- THE TASK
Present every line in which the string "this" appears.

- TASK MATERIAL
>> START

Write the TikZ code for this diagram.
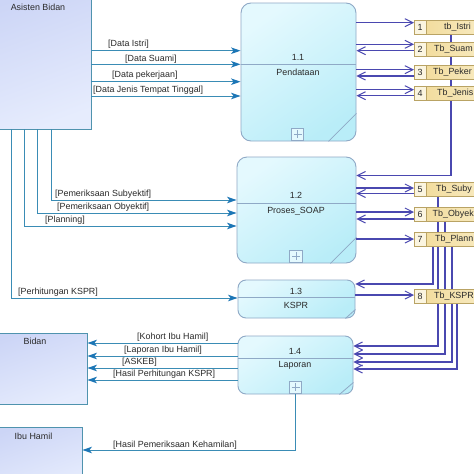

>> END
>> START

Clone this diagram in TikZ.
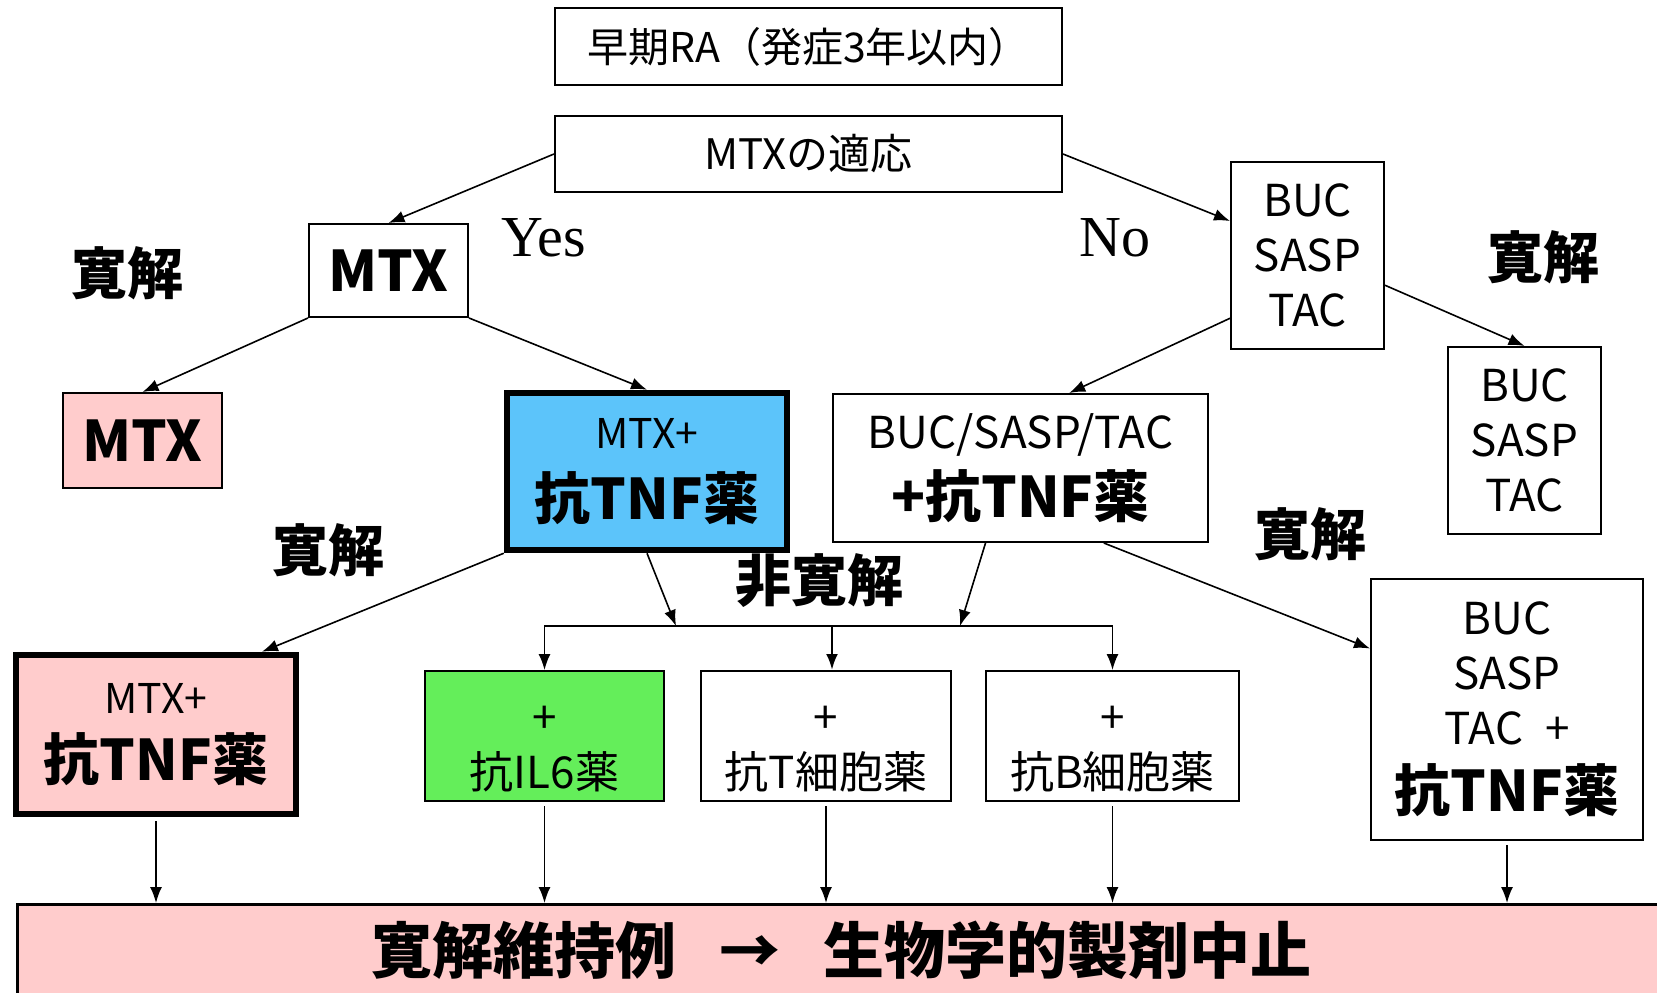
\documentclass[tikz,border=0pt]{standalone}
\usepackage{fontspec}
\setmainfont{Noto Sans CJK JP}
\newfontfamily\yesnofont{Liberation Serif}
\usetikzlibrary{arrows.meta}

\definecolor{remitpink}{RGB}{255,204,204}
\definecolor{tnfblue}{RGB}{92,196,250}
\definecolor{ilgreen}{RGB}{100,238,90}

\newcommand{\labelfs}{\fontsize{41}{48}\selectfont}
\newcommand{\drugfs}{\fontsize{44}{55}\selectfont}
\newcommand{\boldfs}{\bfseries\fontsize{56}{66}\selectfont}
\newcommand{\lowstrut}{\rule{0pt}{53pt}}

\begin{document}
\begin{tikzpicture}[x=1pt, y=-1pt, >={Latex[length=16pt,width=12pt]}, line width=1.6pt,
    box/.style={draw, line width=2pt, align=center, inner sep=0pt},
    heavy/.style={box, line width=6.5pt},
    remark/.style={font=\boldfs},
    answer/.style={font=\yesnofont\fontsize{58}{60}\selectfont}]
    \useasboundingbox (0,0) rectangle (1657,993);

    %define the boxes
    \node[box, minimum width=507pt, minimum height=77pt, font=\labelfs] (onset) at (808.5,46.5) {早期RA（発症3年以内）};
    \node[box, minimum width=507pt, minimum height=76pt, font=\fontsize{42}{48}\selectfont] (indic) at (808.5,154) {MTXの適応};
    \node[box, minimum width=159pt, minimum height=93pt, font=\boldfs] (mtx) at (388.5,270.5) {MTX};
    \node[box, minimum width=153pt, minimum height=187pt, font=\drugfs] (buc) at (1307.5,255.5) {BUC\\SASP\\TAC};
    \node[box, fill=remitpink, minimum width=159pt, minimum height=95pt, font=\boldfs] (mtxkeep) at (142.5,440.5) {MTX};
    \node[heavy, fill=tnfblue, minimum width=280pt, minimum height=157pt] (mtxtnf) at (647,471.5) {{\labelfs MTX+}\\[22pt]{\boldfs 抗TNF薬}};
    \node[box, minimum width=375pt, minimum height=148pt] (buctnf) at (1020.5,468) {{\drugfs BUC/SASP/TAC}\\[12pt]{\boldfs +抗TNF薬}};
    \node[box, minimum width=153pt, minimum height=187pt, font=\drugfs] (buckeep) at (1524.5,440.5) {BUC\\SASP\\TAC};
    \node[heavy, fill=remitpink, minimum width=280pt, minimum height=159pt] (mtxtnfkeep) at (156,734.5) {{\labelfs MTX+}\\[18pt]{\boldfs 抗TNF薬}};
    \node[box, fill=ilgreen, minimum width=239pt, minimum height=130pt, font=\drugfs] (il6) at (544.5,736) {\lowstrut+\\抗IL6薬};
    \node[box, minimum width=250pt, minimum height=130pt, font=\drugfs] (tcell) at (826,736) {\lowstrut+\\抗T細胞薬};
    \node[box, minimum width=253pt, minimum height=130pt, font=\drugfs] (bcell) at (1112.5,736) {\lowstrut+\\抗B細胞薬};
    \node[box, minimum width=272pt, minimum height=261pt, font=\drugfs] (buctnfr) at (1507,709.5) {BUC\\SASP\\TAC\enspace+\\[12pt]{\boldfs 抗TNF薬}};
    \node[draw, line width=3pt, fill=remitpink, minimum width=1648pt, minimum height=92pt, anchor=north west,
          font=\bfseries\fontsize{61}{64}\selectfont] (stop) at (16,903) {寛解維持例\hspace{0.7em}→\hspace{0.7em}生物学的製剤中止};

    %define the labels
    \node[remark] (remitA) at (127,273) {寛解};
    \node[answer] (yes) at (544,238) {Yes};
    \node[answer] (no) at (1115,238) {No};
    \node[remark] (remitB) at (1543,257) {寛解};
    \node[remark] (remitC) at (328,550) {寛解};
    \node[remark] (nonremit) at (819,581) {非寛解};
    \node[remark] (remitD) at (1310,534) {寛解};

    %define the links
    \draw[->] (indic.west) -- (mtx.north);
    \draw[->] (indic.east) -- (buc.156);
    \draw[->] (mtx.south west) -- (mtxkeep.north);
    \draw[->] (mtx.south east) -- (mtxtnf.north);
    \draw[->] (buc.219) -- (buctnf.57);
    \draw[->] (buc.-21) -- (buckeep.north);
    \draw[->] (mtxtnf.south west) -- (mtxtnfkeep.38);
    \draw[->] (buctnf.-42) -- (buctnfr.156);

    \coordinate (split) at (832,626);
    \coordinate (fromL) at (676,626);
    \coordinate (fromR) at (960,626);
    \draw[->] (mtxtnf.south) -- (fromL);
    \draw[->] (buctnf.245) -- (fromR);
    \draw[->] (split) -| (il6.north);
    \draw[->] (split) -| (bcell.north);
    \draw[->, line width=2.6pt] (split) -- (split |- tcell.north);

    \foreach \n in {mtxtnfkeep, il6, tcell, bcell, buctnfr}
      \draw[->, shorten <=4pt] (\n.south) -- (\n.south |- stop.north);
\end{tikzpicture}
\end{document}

>> END

- WRITTEN SOLUTION
Write the TikZ code for this diagram.
Clone this diagram in TikZ.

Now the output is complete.